Question

What is the equation of the line perpendicular to 7x -2y = -24 that contains the point (14, -2)?
A) y = -2/7x
B) y = -2/7x + 2
C) y = -7/2x + 12
D) y = 7/2x -6

Answer

**step1** Understanding the Problem

The problem asks us to determine the equation of a straight line that possesses two specific characteristics. Firstly, this new line must be perpendicular to an existing line, which is described by the equation $$7x - 2y = -24$$. Secondly, the new line must pass through a specific point, which is $$(14, -2)$$. To find the equation of a line, we generally need its slope and a point it passes through.

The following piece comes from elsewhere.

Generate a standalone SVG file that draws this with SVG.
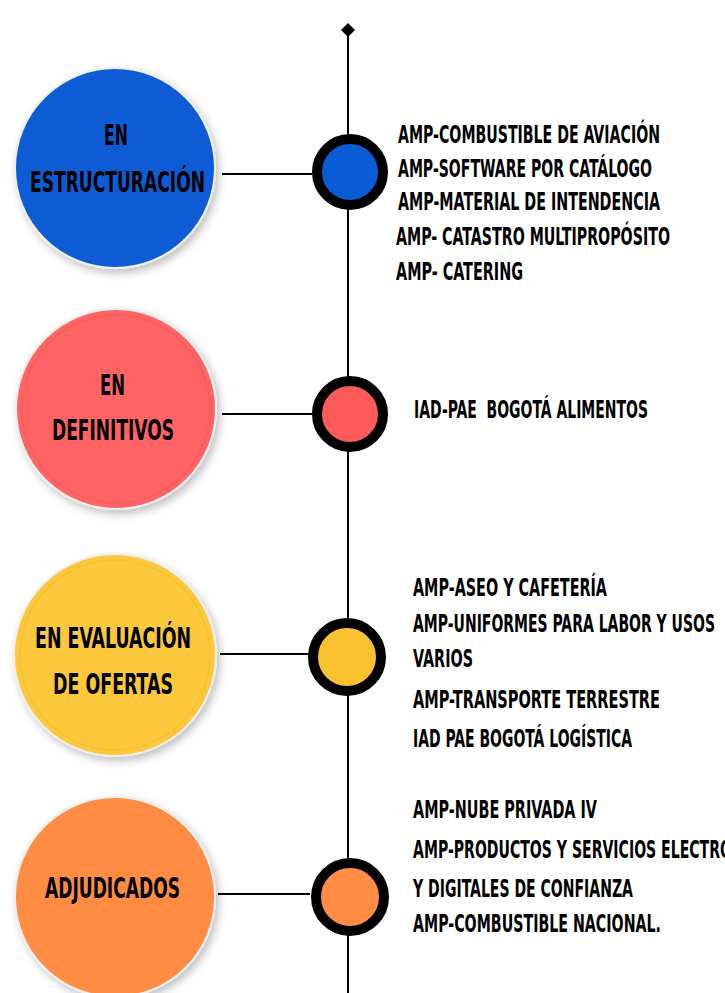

**step2** Determining the Slope of the Given Line

To understand the first line, given by $$7x - 2y = -24$$, it is helpful to rewrite its equation in the slope-intercept form, which is typically expressed as $$y = mx + b$$. In this standard form, 'm' represents the slope of the line, and 'b' represents the y-intercept.
Let's rearrange the given equation:
Start with $$7x - 2y = -24$$.
To isolate the 'y' term, we subtract $$7x$$ from both sides of the equation:
$$-2y = -7x - 24$$
Now, to solve for 'y', we divide every term on both sides by $$-2$$:
$$y = \frac{-7}{-2}x + \frac{-24}{-2}$$
$$y = \frac{7}{2}x + 12$$
From this rewritten equation, we can clearly identify that the slope of the given line is $$\frac{7}{2}$$.

**step3** Calculating the Slope of the Perpendicular Line

A fundamental property of perpendicular lines is that their slopes are negative reciprocals of each other. This means if one line has a slope of 'm', any line perpendicular to it will have a slope of $$-\frac{1}{m}$$.
Since we found the slope of the given line to be $$\frac{7}{2}$$, the slope of the line perpendicular to it will be the negative reciprocal of $$\frac{7}{2}$$.
Let's compute the perpendicular slope:
Perpendicular slope $$ = -\frac{1}{\frac{7}{2}} = -\frac{2}{7}$$.

**step4** Forming the Equation Using the Point and Perpendicular Slope

Now we have all the necessary components to determine the equation of our new line:
1. The slope of the new line is $$-\frac{2}{7}$$.
2. The new line passes through the point $$(14, -2)$$.
We can use the point-slope form of a linear equation, which is expressed as $$y - y_1 = m(x - x_1)$$, where $$(x_1, y_1)$$ is any point on the line and 'm' is its slope.
Substitute the known values into this formula:
$$y - (-2) = -\frac{2}{7}(x - 14)$$
Simplify the left side:
$$y + 2 = -\frac{2}{7}(x - 14)$$

**step5** Converting to Slope-Intercept Form and Selecting the Correct Option

To match the format of the answer choices, which are in the slope-intercept form ($$y = mx + b$$), we will continue to simplify the equation obtained in the previous step:
$$y + 2 = -\frac{2}{7}x + (-\frac{2}{7})(-14)$$
First, perform the multiplication on the right side:
$$y + 2 = -\frac{2}{7}x + \frac{28}{7}$$
Simplify the fraction:
$$y + 2 = -\frac{2}{7}x + 4$$
Finally, to isolate 'y', subtract 2 from both sides of the equation:
$$y = -\frac{2}{7}x + 4 - 2$$
$$y = -\frac{2}{7}x + 2$$
This derived equation perfectly matches option B among the given choices.